La città che cambia: da oggi l’intitolazione di una via a Benito Vicini è cosa fatta

Non è stato semplice raggiungere lo scopo: troppi i pregiudizi, le visioni ristrette e sessiste. Corone di spine sul capo di una persona mite e civilissima, che ebbe l’ardire di sfidare i benpensanti dichiarando la propria diversità

Da oggi l’intitolazione di una via perugina a Benito Vicini è cosa fatta. Quando c’è l’impegno (in questo caso, quello del consigliere Carmine Camicia), i risultati vengono.

E l’iniziativa è partita proprio dalle colonne di questo giornale, che porta con orgoglio, nella testata, l’identità di alfiere della peruginità. Non è stato semplice raggiungere lo scopo: troppi i pregiudizi, le visioni ristrette e sessiste. Corone di spine sul capo di una persona mite e civilissima, che ebbe l’ardire di sfidare i benpensanti dichiarando la propria diversità.

Benito Vicini, per tutti “Nito”: cantante di livello internazionale, pittore, ballerino. Che non scelse la fuga, come il poeta Sandro Penna, limpido e solare. Ma ne illustrò trenta poesie con la matita blu e portò quei disegno ad Aix en Provence, raccogliendone allori. Se, per Penna, Perugia fu “la città vuota” (di umanità, di comprensione), per Nito fu “matrigna”, piena di sarcasmo e di isolamento. Ma Benito non scappò: preferì vivere con educazione e dignità nella casa del civico 59 di via Pinturicchio, da dove scorgeva i cespugli di rosmarino di Porta Sole, dipingendo un mondo di fiori e scorci della Perugia sconosciuta.

La Commissione toponomastica ha deciso. Non senza un momento di iniziale incertezza: quando parve che quel fascicolo intestato a Benito fosse finito in fondo a qualche cassetto, forse smarrito. C’è voluta la tenacia di Camicia e la denuncia di Perugia Today. Dopo due ore dalla nostra segnalazione, sdegnata, quel fascicolo era ricomparso, come per incanto.
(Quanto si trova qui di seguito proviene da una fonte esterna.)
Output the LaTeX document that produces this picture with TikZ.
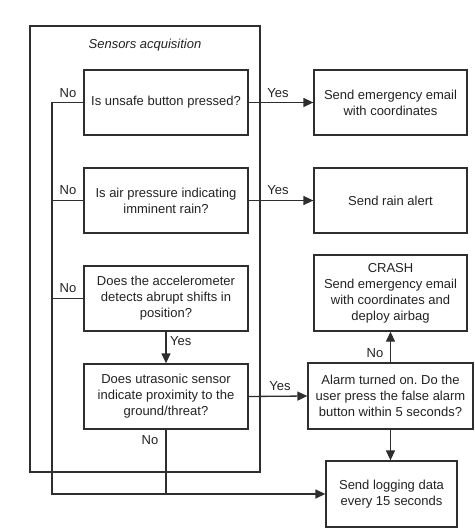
\documentclass[tikz,border=0pt]{standalone}
\usepackage{fontspec}
\setmainfont{Liberation Sans}
\usetikzlibrary{arrows.meta}
\frenchspacing
\definecolor{ln}{HTML}{2E2E2E}
\definecolor{tx}{HTML}{222222}
\tikzset{
  box/.style={draw=ln, line width=1.3pt, rectangle, inner sep=0pt, align=center,
    text=tx, font=\fontsize{13}{16}\selectfont},
  lbl/.style={text=tx, font=\fontsize{13}{16}\selectfont, inner sep=0pt},
  con/.style={draw=ln, line width=1.3pt},
  arr/.style={con, -{Triangle[length=10pt,width=9pt]}}
}
\begin{document}
\begin{tikzpicture}[x=1pt,y=-1pt]
\useasboundingbox (0,0) rectangle (474,530);
% container
\node[draw=ln, line width=1.3pt, minimum width=230pt, minimum height=446pt, inner sep=0pt] (group) at (145,249) {};
\node[lbl, font=\fontsize{13}{16}\selectfont\itshape] (title) at (145,45) {Sensors acquisition};
% decision boxes
\node[box, minimum width=164pt, minimum height=65pt] (b1) at (166,102.5) {Is unsafe button pressed?};
\node[box, minimum width=164pt, minimum height=65pt] (b2) at (166,200.5) {Is air pressure indicating\\imminent rain?};
\node[box, minimum width=164pt, minimum height=65pt] (b3) at (166,298.5) {Does the accelerometer\\detects abrupt shifts in\\position?};
\node[box, minimum width=164pt, minimum height=65pt] (b4) at (166,396.5) {Does utrasonic sensor\\indicate proximity to the\\ground/threat?};
% action boxes
\node[box, minimum width=153pt, minimum height=65pt] (r1) at (390.5,102.5) {Send emergency email\\with coordinates};
\node[box, minimum width=153pt, minimum height=65pt] (r2) at (390.5,200.5) {Send rain alert};
\node[box, minimum width=153pt, minimum height=76pt] (crash) at (390.5,293) {CRASH\\Send emergency email\\with coordinates and\\deploy airbag};
\node[box, minimum width=165pt, minimum height=66pt] (alarm) at (390.5,396) {Alarm turned on. Do the\\user press the false alarm\\button within 5 seconds?};
\node[box, minimum width=131pt, minimum height=66pt] (log) at (391.5,494) {Send logging data\\every 15 seconds};
% rail coordinate
\coordinate (rail) at (52,0);
% connectors
\draw[arr] (b1.east) -- (r1.west);
\draw[arr] (b2.east) -- (r2.west);
\draw[arr] (b3.south) -- (b4.north);
\draw[arr] (b4.east) -- (alarm.west);
\draw[arr] (alarm.north) -- (alarm.north |- crash.south);
\draw[arr] (alarm.south) -- (alarm.south |- log.north);
\draw[arr] (b1.west) -- (b1.west -| rail) |- (log.west);
\draw[con] (b2.west) -- (b2.west -| rail);
\draw[con] (b3.west) -- (b3.west -| rail);
\draw[con] (b4.south) -- (b4.south |- log.west);
% labels
\node[lbl] (n1) at (68,93) {No};
\node[lbl] (n2) at (68,190) {No};
\node[lbl] (n3) at (68,288) {No};
\node[lbl] (y1) at (278,93) {Yes};
\node[lbl] (y2) at (278,190) {Yes};
\node[lbl] (y3) at (280,386) {Yes};
\node[lbl, anchor=west] (y4) at (170,341) {Yes};
\node[lbl] (n4) at (150,440) {No};
\node[lbl] (n5) at (375,353) {No};
\end{tikzpicture}
\end{document}
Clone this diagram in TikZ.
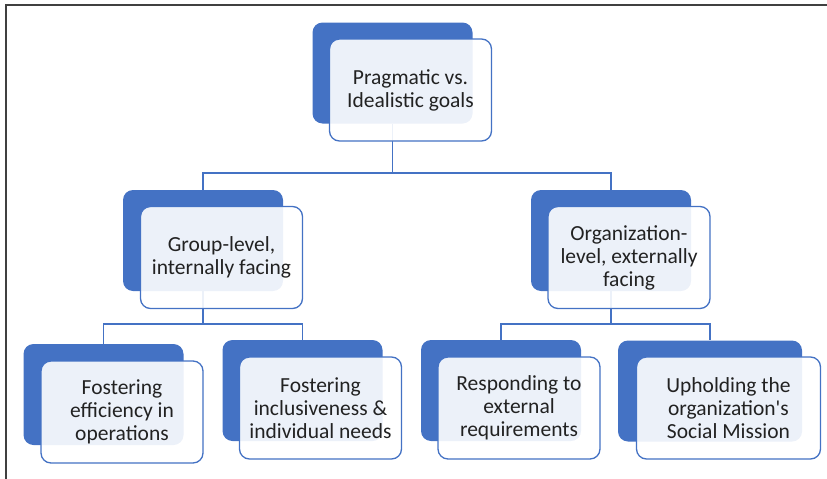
\documentclass[tikz,border=0pt]{standalone}
\usepackage{fontspec}
\setmainfont{Carlito}
\definecolor{accent}{HTML}{4472C4}
\definecolor{ink}{HTML}{222222}
\definecolor{framegray}{HTML}{404040}
\begin{document}
\begin{tikzpicture}[x=1pt,y=-1pt,
  backbox/.style={draw=none, fill=accent, rounded corners=10pt, inner sep=0pt,
    minimum width=160pt, minimum height=101pt},
  frontbox/.style={draw=accent, line width=1.3pt, fill=white, fill opacity=0.9,
    text opacity=1, rounded corners=10pt, inner sep=0pt,
    minimum width=162pt, minimum height=102pt, align=center, text=ink,
    font=\fontsize{21.5}{23}\selectfont},
  link/.style={draw=accent, line width=1.3pt}]
\useasboundingbox (0,0) rectangle (827,479);
% frame lines along the top and left edges
\draw[framegray, line width=1.6pt] (6,479) -- (6,5) -- (827,5);

% back (solid) rectangles
\node[backbox] (topB) at (392.5,73) {};
\node[backbox] (grpB) at (203,240.5) {};
\node[backbox] (orgB) at (611,240.5) {};
\node[backbox] (effB) at (103.5,394.5) {};
\node[backbox] (incB) at (302.5,390.5) {};
\node[backbox] (resB) at (501,390.5) {};
\node[backbox, minimum width=184pt] (misB) at (710,391) {};

% tree connectors
\coordinate (busA) at (0,173);
\coordinate (busB) at (0,324);
\draw[link] (topB.south) -- (topB.south |- busA) -| (grpB.north);
\draw[link] (topB.south |- busA) -| (orgB.north);
\draw[link] (grpB.south) -- (grpB.south |- busB) -| (effB.north);
\draw[link] (grpB.south |- busB) -| (incB.north);
\draw[link] (orgB.south) -- (orgB.south |- busB) -| (resB.north);
\draw[link] (orgB.south |- busB) -| (misB.north);

% front (translucent) text boxes
\node[frontbox] (top) at (410.5,90) {Pragmatic vs.\\Idealistic goals};
\node[frontbox] (grp) at (221.5,257.5) {Group-level,\\internally facing};
\node[frontbox] (org) at (629,257.5) {Organization-\\level, externally\\facing};
\node[frontbox] (eff) at (122,412) {Fostering\\efficiency in\\operations};
\node[frontbox] (inc) at (320.5,408) {Fostering\\inclusiveness \&\\individual needs};
\node[frontbox] (res) at (519,408) {Responding to\\external\\requirements};
\node[frontbox, minimum width=184pt] (mis) at (728.5,408) {Upholding the\\organization\textquotesingle s\\Social Mission};
\end{tikzpicture}
\end{document}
Ora a Nito è stata intitolata una strada a Ripa, accanto a personaggi illustri come Bruno Terzetti, eroe militare, padre del nostro amico Marco. Il nome di Nito accanto a quello di Carlo Vittorio Bianchi, giornalista, uomo di cultura, autore del bellissimo “Ballata tra due guerre”, lo Spoon River dei Monteluciani. A riprova di come, in fondo, il tempo sappia essere galantuomo.